Newly discovered gene may be key to longer life

By Dan Vergano
USA Today

Scientists have identified the first gene essential to extending the lives of animals on low-calorie diets, raising the prospects of a longevity pill.

In earlier research, "caloric restriction" extended the life, sometimes 40 percent longer than average, of creatures ranging from mice to worms.
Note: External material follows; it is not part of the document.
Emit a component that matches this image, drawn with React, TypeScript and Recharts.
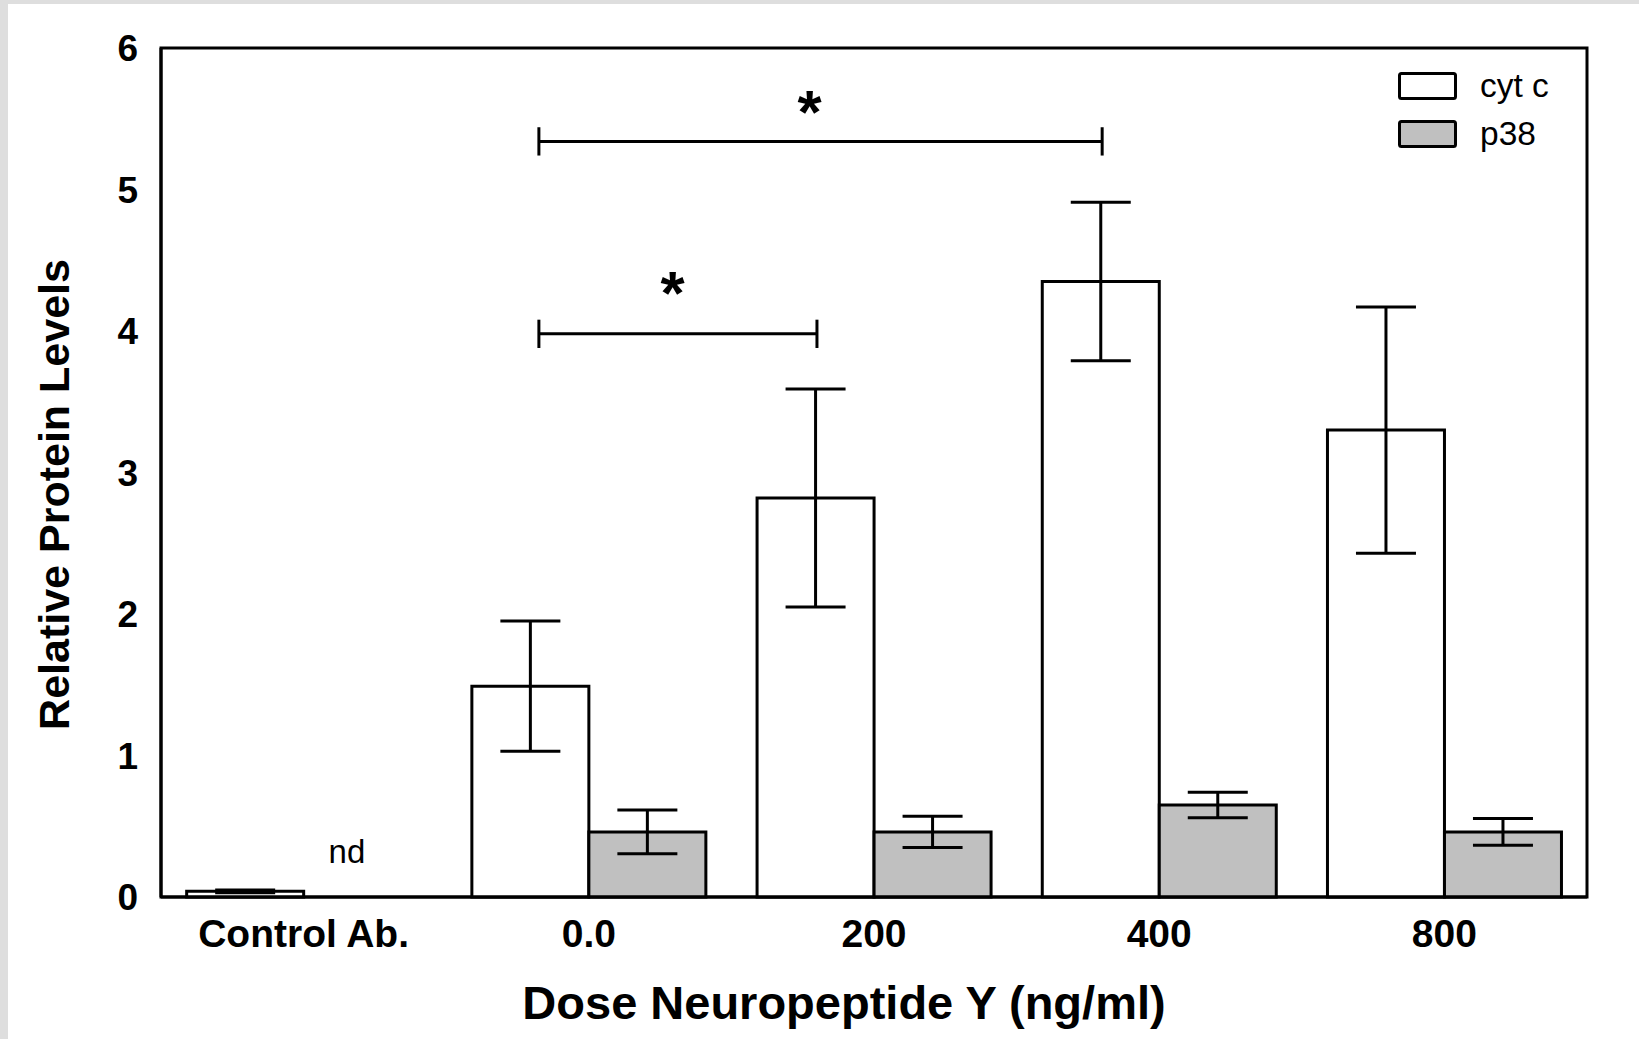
import React from 'react';
import {
  BarChart, Bar, XAxis, YAxis, ErrorBar, ReferenceLine, ReferenceDot, ReferenceArea, Legend,
} from 'recharts';

const doses = ['Control Ab.', '0.0', '200', '400', '800'];
const cytC = [0.04, 1.49, 2.82, 4.35, 3.3];
const cytCErr = [0.01, 0.46, 0.77, 0.56, 0.87];
const p38 = [null, 0.46, 0.46, 0.65, 0.46];
const p38Err = [null, 0.155, 0.11, 0.09, 0.095];
const yTicks = [0, 1, 2, 3, 4, 5, 6];

// significance brackets, in band units along the hidden numeric axis
const brackets = [
  { x1: 1.325, x2: 3.3, y: 5.34 },
  { x1: 1.325, x2: 2.3, y: 3.98 },
];
const stars = [
  { x: 2.274, y: 5.61 },
  { x: 1.794, y: 4.33 },
];

const data = doses.map((dose, i) => ({
  dose,
  cyt: cytC[i],
  cytErr: cytCErr[i],
  p38: p38[i],
  p38Err: p38Err[i],
}));

const FONT = '"Liberation Sans", Arial, sans-serif';
const CAP = 0.1;

const YLabel = ({ viewBox }: any) => {
  const cx = viewBox.x + 46;
  const cy = viewBox.y + viewBox.height / 2 + 22;
  return (
    <text
      x={cx}
      y={cy}
      transform={`rotate(-90 ${cx} ${cy})`}
      textAnchor="middle"
      dominantBaseline="central"
      fontFamily={FONT}
      fontWeight="bold"
      fontSize={43}
      fill="#000"
    >
      Relative Protein Levels
    </text>
  );
};

const XLabel = ({ viewBox }: any) => (
  <text
    x={836}
    y={viewBox.y + 122}
    textAnchor="middle"
    fontFamily={FONT}
    fontWeight="bold"
    fontSize={47}
    fill="#000"
  >
    Dose Neuropeptide Y (ng/ml)
  </text>
);

const LegendBox = () => (
  <svg width={200} height={100} style={{ overflow: 'visible' }}>
    <rect x={1.5} y={1.5} width={56} height={25} rx={2} fill="#fff" stroke="#000" strokeWidth={3} />
    <text x={82} y={25} fontFamily={FONT} fontSize={33.5} fill="#000">cyt c</text>
    <rect x={1.5} y={49.5} width={56} height={25} rx={2} fill="#c0c0c0" stroke="#000" strokeWidth={3} />
    <text x={82} y={73} fontFamily={FONT} fontSize={33.5} fill="#000">p38</text>
  </svg>
);

export default function App() {
  return (
    <div style={{ position: 'absolute', left: 0, top: 0, width: 1639, height: 1039, background: '#dedede' }}>
      <div style={{ position: 'absolute', left: 8, top: 4, width: 1631, height: 1035, background: '#fff' }}>
        <BarChart
          width={1631}
          height={1035}
          data={data}
          margin={{ top: 44, right: 52, bottom: 0, left: 0 }}
          barCategoryGap="9%"
          barGap={0}
        >
          <XAxis
            dataKey="dose"
            height={142}
            axisLine={{ stroke: '#000', strokeWidth: 3 }}
            tickLine={false}
            tickMargin={16}
            interval={0}
            tick={{ fill: '#000', fontSize: 39, fontWeight: 'bold', fontFamily: FONT }}
            label={<XLabel />}
          />
          <XAxis xAxisId="n" dataKey="cyt" type="number" domain={[0, 5]} allowDataOverflow hide />
          <YAxis
            width={153}
            domain={[0, 6]}
            ticks={yTicks}
            interval={0}
            axisLine={{ stroke: '#000', strokeWidth: 3 }}
            tickLine={false}
            tickMargin={17}
            tick={{ fill: '#000', fontSize: 37, fontWeight: 'bold', fontFamily: FONT }}
            label={<YLabel />}
          />
          <ReferenceArea xAxisId="n" x1={0} x2={5} y1={0} y2={6} fill="none" stroke="#000" strokeWidth={3} ifOverflow="visible" />
          <Legend
            content={<LegendBox />}
            wrapperStyle={{ position: 'absolute', left: 1390, top: 68, width: 0, height: 0, overflow: 'visible' }}
          />
          <Bar dataKey="cyt" name="cyt c" fill="#fff" stroke="#000" strokeWidth={3} isAnimationActive={false}>
            <ErrorBar dataKey="cytErr" width={30} stroke="#000" strokeWidth={3} direction="y" />
          </Bar>
          <Bar dataKey="p38" name="p38" fill="#c0c0c0" stroke="#000" strokeWidth={3} isAnimationActive={false}>
            <ErrorBar dataKey="p38Err" width={30} stroke="#000" strokeWidth={3} direction="y" />
          </Bar>
          {brackets.map((b, i) => (
            <ReferenceLine
              key={`h${i}`}
              xAxisId="n"
              segment={[{ x: b.x1, y: b.y }, { x: b.x2, y: b.y }]}
              stroke="#000"
              strokeWidth={3}
            />
          ))}
          {brackets.flatMap((b, i) => [b.x1, b.x2].map((x, j) => (
            <ReferenceLine
              key={`c${i}${j}`}
              xAxisId="n"
              segment={[{ x, y: b.y - CAP }, { x, y: b.y + CAP }]}
              stroke="#000"
              strokeWidth={3}
            />
          )))}
          {stars.map((s, i) => (
            <ReferenceDot
              key={`s${i}`}
              xAxisId="n"
              x={s.x}
              y={s.y}
              r={0}
              shape={(p: any) => (
                <text x={p.cx} y={p.cy + 30} textAnchor="middle" fontFamily={FONT} fontWeight="bold" fontSize={62} fill="#000">
                  *
                </text>
              )}
            />
          ))}
          <ReferenceDot
            xAxisId="n"
            x={0.652}
            y={0.32}
            r={0}
            shape={(p: any) => (
              <text x={p.cx} y={p.cy} textAnchor="middle" dominantBaseline="central" fontFamily={FONT} fontSize={33} fill="#000">
                nd
              </text>
            )}
          />
        </BarChart>
      </div>
    </div>
  );
}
Some studies in people and monkeys are exploring whether near-starvation diets, which consist of perhaps 70 percent of the calories consumed in a normal diet, will help them live longer, too.
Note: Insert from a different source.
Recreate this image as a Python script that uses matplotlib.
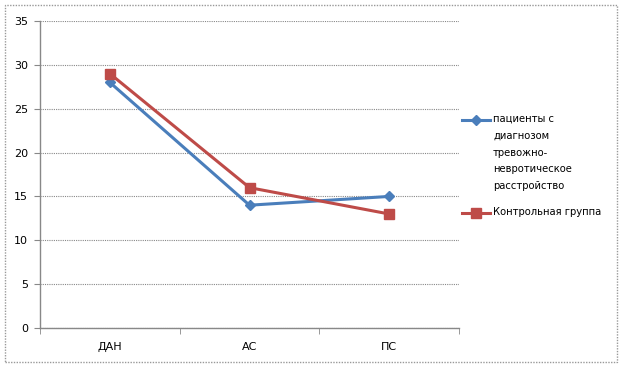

But "those diets are pretty tough to stick with," says Andrew Dillin of the Salk Institute for Biological Studies in La Jolla, Calif., whose international team's gene research is reported in today's issue of the journal Nature.

Discovery of the gene, called PHA-4, raises hope that uncovering the genetic machinery behind caloric restrictions may enable people to skip near-starvation diets and still live longer.
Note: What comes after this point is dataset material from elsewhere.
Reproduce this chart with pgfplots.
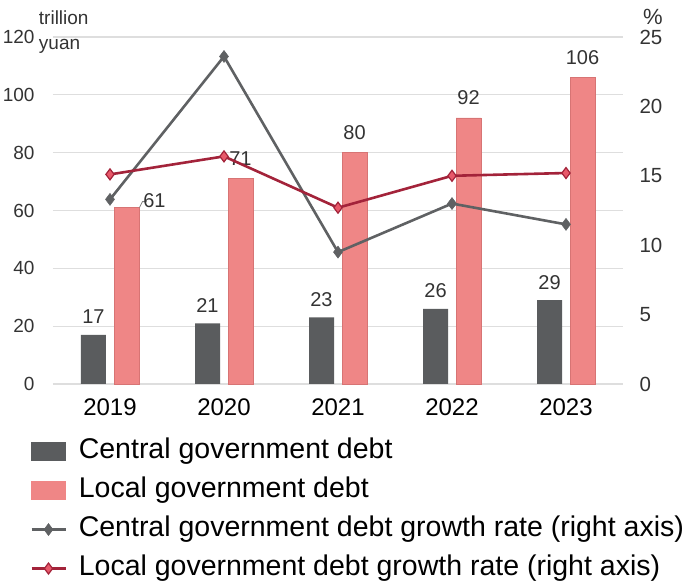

Other genes have been linked to low-calorie diets and life extension in the past, but in the new study, the team found that the presence or absence of PHA-4 in worms was the make-or-break factor in whether a near-starvation diet extended their lives, regardless of whether they had any of those other genes.

Dillin calls PHA-4 the "primordial" gene underlying a process that likely arose in feast-or-famine conditions in the past, where creatures that evolved metabolisms that worked more efficiently under starvation conditions survived. Versions of the gene, which the team has patented in worms, are found in mammals, too, and the team is conducting experiments on mice to see its effect.

"We are on the threshold of some pretty big discoveries in caloric restriction," says MIT biologist Leonard Guarente, who was not part of the PHA-4 study. Recent discoveries, such as last year's report by Harvard Medical School researchers that resveratrol, which is found in red wine, has life-extending properties in mice, also have boosted hopes for life-extension treatments.

In the study, Dillin's team turned their gene on and off by adding gene-silencing compounds to the worm's food. If similar experiments work in mice, a final step would be to try boosting the activity of the mammalian version of the gene, called Foxa1, in people.

Historically, starvation is nothing new, Dillin notes, but in previous centuries people lacked antibiotics, sanitation and hospitals, likely disguising any longevity benefits hidden in famine.